Taxi driver Lester Phillips told the DAILY NATION it would be unfortunate if the property owners blocked off the access that would impact on the business of jet ski operators, chair vendors, taxi drivers, and food sellers, who depend on the tourists who traverse the beach.
“A hole has been dug by the property owners and it seems to me a wall will be erected and a gate as well. This should not be allowed to happen, and something has to be done about this.
“I hope this is looked into. You know for badness to [prosper], it is for good people to sit down and not do anything,” he said.
The beach operators have the support of former Senator Kerrie Symmonds, who visited the area in the company of Barbados Labour Party comrades Opposition Leader Mia Mottley and St Thomas Member of Parliament (MP) Cynthia Forde.
Symmonds said that when things were done in an arbitrary way to remove traditional pathways, people were essentially being deprived of the chance to feed their families.
“The issue in Paynes Bay is one of beach access. It arose about a week and a half ago when an unnecessary threat was made to block what has been a traditional right of way to the beach.
“Residents from Laynes Road, Holder’s Hill and other surrounding areas used that access, but it is not only that access.
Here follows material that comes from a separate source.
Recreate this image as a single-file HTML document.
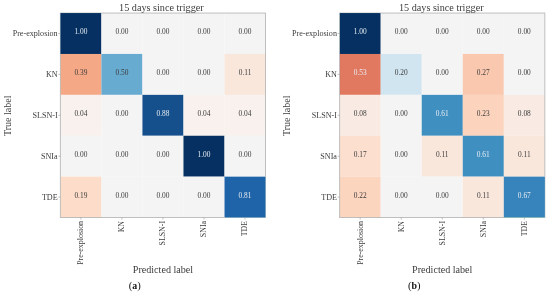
<!DOCTYPE html>
<html><head><meta charset="utf-8"><style>
html,body{margin:0;padding:0;background:#fff;}
body{width:550px;height:295px;overflow:hidden;}
svg{display:block;}
text{font-family:"Liberation Serif",serif;}
.c{font-size:7.4px;text-anchor:middle;}
.yt{font-size:8.1px;text-anchor:end;fill:#3c3c3c;}
.xt{font-size:7.9px;text-anchor:end;fill:#3c3c3c;}
.t{font-size:10.2px;text-anchor:middle;fill:#3c3c3c;}
.xl{font-size:10.1px;text-anchor:middle;fill:#3c3c3c;}
.yl{font-size:10.0px;text-anchor:middle;fill:#3c3c3c;}
.sub{font-size:10.6px;text-anchor:middle;fill:#111;}
</style></head>
<body><svg width="550" height="295" viewBox="0 0 550 295">
<rect x="60.35" y="13.05" width="41.09" height="40.95" fill="#053061"/>
<rect x="101.39" y="13.05" width="41.09" height="40.95" fill="#f4f4f4"/>
<rect x="142.43" y="13.05" width="41.09" height="40.95" fill="#f4f4f4"/>
<rect x="183.47" y="13.05" width="41.09" height="40.95" fill="#f4f4f4"/>
<rect x="224.51" y="13.05" width="41.09" height="40.95" fill="#f4f4f4"/>
<rect x="60.35" y="53.95" width="41.09" height="40.95" fill="#f5a886"/>
<rect x="101.39" y="53.95" width="41.09" height="40.95" fill="#68abd0"/>
<rect x="142.43" y="53.95" width="41.09" height="40.95" fill="#f4f4f4"/>
<rect x="183.47" y="53.95" width="41.09" height="40.95" fill="#f4f4f4"/>
<rect x="224.51" y="53.95" width="41.09" height="40.95" fill="#fae7dc"/>
<rect x="60.35" y="94.85" width="41.09" height="40.95" fill="#f8f1ed"/>
<rect x="101.39" y="94.85" width="41.09" height="40.95" fill="#f4f4f4"/>
<rect x="142.43" y="94.85" width="41.09" height="40.95" fill="#15508d"/>
<rect x="183.47" y="94.85" width="41.09" height="40.95" fill="#f8f1ed"/>
<rect x="224.51" y="94.85" width="41.09" height="40.95" fill="#f8f1ed"/>
<rect x="60.35" y="135.75" width="41.09" height="40.95" fill="#f4f4f4"/>
<rect x="101.39" y="135.75" width="41.09" height="40.95" fill="#f4f4f4"/>
<rect x="142.43" y="135.75" width="41.09" height="40.95" fill="#f4f4f4"/>
<rect x="183.47" y="135.75" width="41.09" height="40.95" fill="#053061"/>
<rect x="224.51" y="135.75" width="41.09" height="40.95" fill="#f4f4f4"/>
<rect x="60.35" y="176.65" width="41.09" height="40.95" fill="#fddcc9"/>
<rect x="101.39" y="176.65" width="41.09" height="40.95" fill="#f4f4f4"/>
<rect x="142.43" y="176.65" width="41.09" height="40.95" fill="#f4f4f4"/>
<rect x="183.47" y="176.65" width="41.09" height="40.95" fill="#f4f4f4"/>
<rect x="224.51" y="176.65" width="41.09" height="40.95" fill="#1f63a8"/>
<text x="80.87" y="34.10" class="c" fill="#e8edf3">1.00</text>
<text x="121.91" y="34.10" class="c" fill="#3c3c3c">0.00</text>
<text x="162.95" y="34.10" class="c" fill="#3c3c3c">0.00</text>
<text x="203.99" y="34.10" class="c" fill="#3c3c3c">0.00</text>
<text x="245.03" y="34.10" class="c" fill="#3c3c3c">0.00</text>
<text x="80.87" y="75.00" class="c" fill="#3c3c3c">0.39</text>
<text x="121.91" y="75.00" class="c" fill="#3c3c3c">0.50</text>
<text x="162.95" y="75.00" class="c" fill="#3c3c3c">0.00</text>
<text x="203.99" y="75.00" class="c" fill="#3c3c3c">0.00</text>
<text x="245.03" y="75.00" class="c" fill="#3c3c3c">0.11</text>
<text x="80.87" y="115.90" class="c" fill="#3c3c3c">0.04</text>
<text x="121.91" y="115.90" class="c" fill="#3c3c3c">0.00</text>
<text x="162.95" y="115.90" class="c" fill="#e8edf3">0.88</text>
<text x="203.99" y="115.90" class="c" fill="#3c3c3c">0.04</text>
<text x="245.03" y="115.90" class="c" fill="#3c3c3c">0.04</text>
<text x="80.87" y="156.80" class="c" fill="#3c3c3c">0.00</text>
<text x="121.91" y="156.80" class="c" fill="#3c3c3c">0.00</text>
<text x="162.95" y="156.80" class="c" fill="#3c3c3c">0.00</text>
<text x="203.99" y="156.80" class="c" fill="#e8edf3">1.00</text>
<text x="245.03" y="156.80" class="c" fill="#3c3c3c">0.00</text>
<text x="80.87" y="197.70" class="c" fill="#3c3c3c">0.19</text>
<text x="121.91" y="197.70" class="c" fill="#3c3c3c">0.00</text>
<text x="162.95" y="197.70" class="c" fill="#3c3c3c">0.00</text>
<text x="203.99" y="197.70" class="c" fill="#3c3c3c">0.00</text>
<text x="245.03" y="197.70" class="c" fill="#e8edf3">0.81</text>
<rect x="60.35" y="13.05" width="205.20" height="204.50" fill="none" stroke="#b8b8b8" stroke-width="0.9" style="mix-blend-mode:darken"/>
<line x1="58.35" y1="33.50" x2="60.35" y2="33.50" stroke="#999" stroke-width="0.6"/>
<text x="57.65" y="36.10" class="yt">Pre-explosion</text>
<line x1="80.87" y1="217.55" x2="80.87" y2="219.55" stroke="#999" stroke-width="0.6"/>
<text transform="translate(83.27,220.95) rotate(-90)" class="xt">Pre-explosion</text>
<line x1="58.35" y1="74.40" x2="60.35" y2="74.40" stroke="#999" stroke-width="0.6"/>
<text x="57.65" y="77.00" class="yt">KN</text>
<line x1="121.91" y1="217.55" x2="121.91" y2="219.55" stroke="#999" stroke-width="0.6"/>
<text transform="translate(124.31,220.95) rotate(-90)" class="xt">KN</text>
<line x1="58.35" y1="115.30" x2="60.35" y2="115.30" stroke="#999" stroke-width="0.6"/>
<text x="57.65" y="117.90" class="yt">SLSN-I</text>
<line x1="162.95" y1="217.55" x2="162.95" y2="219.55" stroke="#999" stroke-width="0.6"/>
<text transform="translate(165.35,220.95) rotate(-90)" class="xt">SLSN-I</text>
<line x1="58.35" y1="156.20" x2="60.35" y2="156.20" stroke="#999" stroke-width="0.6"/>
<text x="57.65" y="158.80" class="yt">SNIa</text>
<line x1="203.99" y1="217.55" x2="203.99" y2="219.55" stroke="#999" stroke-width="0.6"/>
<text transform="translate(206.39,220.95) rotate(-90)" class="xt">SNIa</text>
<line x1="58.35" y1="197.10" x2="60.35" y2="197.10" stroke="#999" stroke-width="0.6"/>
<text x="57.65" y="199.70" class="yt">TDE</text>
<line x1="245.03" y1="217.55" x2="245.03" y2="219.55" stroke="#999" stroke-width="0.6"/>
<text transform="translate(247.43,220.95) rotate(-90)" class="xt">TDE</text>
<text x="161.35" y="10.9" class="t">15 days since trigger</text>
<text x="162.95" y="273.1" class="xl">Predicted label</text>
<text transform="translate(10.6,115.8) rotate(-90)" class="yl">True label</text>
<text x="134.7" y="288.9" class="sub">(<tspan font-weight="bold" font-size="9.9px">a</tspan>)</text>
<rect x="339.65" y="13.05" width="41.09" height="40.95" fill="#053061"/>
<rect x="380.69" y="13.05" width="41.09" height="40.95" fill="#f4f4f4"/>
<rect x="421.73" y="13.05" width="41.09" height="40.95" fill="#f4f4f4"/>
<rect x="462.77" y="13.05" width="41.09" height="40.95" fill="#f4f4f4"/>
<rect x="503.81" y="13.05" width="41.09" height="40.95" fill="#f4f4f4"/>
<rect x="339.65" y="53.95" width="41.09" height="40.95" fill="#e17860"/>
<rect x="380.69" y="53.95" width="41.09" height="40.95" fill="#d1e5f0"/>
<rect x="421.73" y="53.95" width="41.09" height="40.95" fill="#f4f4f4"/>
<rect x="462.77" y="53.95" width="41.09" height="40.95" fill="#fac8af"/>
<rect x="503.81" y="53.95" width="41.09" height="40.95" fill="#f4f4f4"/>
<rect x="339.65" y="94.85" width="41.09" height="40.95" fill="#f9ebe3"/>
<rect x="380.69" y="94.85" width="41.09" height="40.95" fill="#f4f4f4"/>
<rect x="421.73" y="94.85" width="41.09" height="40.95" fill="#408fc1"/>
<rect x="462.77" y="94.85" width="41.09" height="40.95" fill="#fcd3bc"/>
<rect x="503.81" y="94.85" width="41.09" height="40.95" fill="#f9ebe3"/>
<rect x="339.65" y="135.75" width="41.09" height="40.95" fill="#fcdfcf"/>
<rect x="380.69" y="135.75" width="41.09" height="40.95" fill="#f4f4f4"/>
<rect x="421.73" y="135.75" width="41.09" height="40.95" fill="#fae7dc"/>
<rect x="462.77" y="135.75" width="41.09" height="40.95" fill="#408fc1"/>
<rect x="503.81" y="135.75" width="41.09" height="40.95" fill="#fae7dc"/>
<rect x="339.65" y="176.65" width="41.09" height="40.95" fill="#fcd5bf"/>
<rect x="380.69" y="176.65" width="41.09" height="40.95" fill="#f4f4f4"/>
<rect x="421.73" y="176.65" width="41.09" height="40.95" fill="#f4f4f4"/>
<rect x="462.77" y="176.65" width="41.09" height="40.95" fill="#fae7dc"/>
<rect x="503.81" y="176.65" width="41.09" height="40.95" fill="#3783bb"/>
<text x="360.17" y="34.10" class="c" fill="#e8edf3">1.00</text>
<text x="401.21" y="34.10" class="c" fill="#3c3c3c">0.00</text>
<text x="442.25" y="34.10" class="c" fill="#3c3c3c">0.00</text>
<text x="483.29" y="34.10" class="c" fill="#3c3c3c">0.00</text>
<text x="524.33" y="34.10" class="c" fill="#3c3c3c">0.00</text>
<text x="360.17" y="75.00" class="c" fill="#e8edf3">0.53</text>
<text x="401.21" y="75.00" class="c" fill="#3c3c3c">0.20</text>
<text x="442.25" y="75.00" class="c" fill="#3c3c3c">0.00</text>
<text x="483.29" y="75.00" class="c" fill="#3c3c3c">0.27</text>
<text x="524.33" y="75.00" class="c" fill="#3c3c3c">0.00</text>
<text x="360.17" y="115.90" class="c" fill="#3c3c3c">0.08</text>
<text x="401.21" y="115.90" class="c" fill="#3c3c3c">0.00</text>
<text x="442.25" y="115.90" class="c" fill="#e8edf3">0.61</text>
<text x="483.29" y="115.90" class="c" fill="#3c3c3c">0.23</text>
<text x="524.33" y="115.90" class="c" fill="#3c3c3c">0.08</text>
<text x="360.17" y="156.80" class="c" fill="#3c3c3c">0.17</text>
<text x="401.21" y="156.80" class="c" fill="#3c3c3c">0.00</text>
<text x="442.25" y="156.80" class="c" fill="#3c3c3c">0.11</text>
<text x="483.29" y="156.80" class="c" fill="#e8edf3">0.61</text>
<text x="524.33" y="156.80" class="c" fill="#3c3c3c">0.11</text>
<text x="360.17" y="197.70" class="c" fill="#3c3c3c">0.22</text>
<text x="401.21" y="197.70" class="c" fill="#3c3c3c">0.00</text>
<text x="442.25" y="197.70" class="c" fill="#3c3c3c">0.00</text>
<text x="483.29" y="197.70" class="c" fill="#3c3c3c">0.11</text>
<text x="524.33" y="197.70" class="c" fill="#e8edf3">0.67</text>
<rect x="339.65" y="13.05" width="205.20" height="204.50" fill="none" stroke="#b8b8b8" stroke-width="0.9" style="mix-blend-mode:darken"/>
<line x1="337.65" y1="33.50" x2="339.65" y2="33.50" stroke="#999" stroke-width="0.6"/>
<text x="336.95" y="36.10" class="yt">Pre-explosion</text>
<line x1="360.17" y1="217.55" x2="360.17" y2="219.55" stroke="#999" stroke-width="0.6"/>
<text transform="translate(362.57,220.95) rotate(-90)" class="xt">Pre-explosion</text>
<line x1="337.65" y1="74.40" x2="339.65" y2="74.40" stroke="#999" stroke-width="0.6"/>
<text x="336.95" y="77.00" class="yt">KN</text>
<line x1="401.21" y1="217.55" x2="401.21" y2="219.55" stroke="#999" stroke-width="0.6"/>
<text transform="translate(403.61,220.95) rotate(-90)" class="xt">KN</text>
<line x1="337.65" y1="115.30" x2="339.65" y2="115.30" stroke="#999" stroke-width="0.6"/>
<text x="336.95" y="117.90" class="yt">SLSN-I</text>
<line x1="442.25" y1="217.55" x2="442.25" y2="219.55" stroke="#999" stroke-width="0.6"/>
<text transform="translate(444.65,220.95) rotate(-90)" class="xt">SLSN-I</text>
<line x1="337.65" y1="156.20" x2="339.65" y2="156.20" stroke="#999" stroke-width="0.6"/>
<text x="336.95" y="158.80" class="yt">SNIa</text>
<line x1="483.29" y1="217.55" x2="483.29" y2="219.55" stroke="#999" stroke-width="0.6"/>
<text transform="translate(485.69,220.95) rotate(-90)" class="xt">SNIa</text>
<line x1="337.65" y1="197.10" x2="339.65" y2="197.10" stroke="#999" stroke-width="0.6"/>
<text x="336.95" y="199.70" class="yt">TDE</text>
<line x1="524.33" y1="217.55" x2="524.33" y2="219.55" stroke="#999" stroke-width="0.6"/>
<text transform="translate(526.73,220.95) rotate(-90)" class="xt">TDE</text>
<text x="441.25" y="10.9" class="t">15 days since trigger</text>
<text x="442.25" y="273.1" class="xl">Predicted label</text>
<text transform="translate(289.9,115.8) rotate(-90)" class="yl">True label</text>
<text x="414.2" y="288.9" class="sub">(<tspan font-weight="bold" font-size="9.9px">b</tspan>)</text>
</svg></body></html>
There are others as well which have throughout time been either narrowed or blocked.”
Symmonds, who from 2003 to 2008 was the MP for St James Central, in which Paynes Bay is located, said he wanted common sense to prevail and the time had come for meeting with all of the stakeholders, especially all of the property owners on the West Coast.
“We appreciate the presence of investors in the country, but the investors have to come to Barbados and do so in a way in which they understand and appreciate that they are certain Barbadian values and traditional expectations of the local community and that we cannot easily or lightly walk away from those expectations and values,” he added.
Reports indicate the properties on both sides are owned by one family – one of whom is overseas, while the others were unavailable for comment.
Judy Scott is worried that if access to the beach is shut off, it will hurt her food business in a major way.
Here, Leader Mia Mottley, former Senator Kerrie Symmonds and St Thomas Member of Parliament Cynthia Forde, said the time had come for a meeting with all the stakeholders, especially property owners, to deal with the issue. Mottley makes a point to Dexter Smith, spokesman for the beach operators.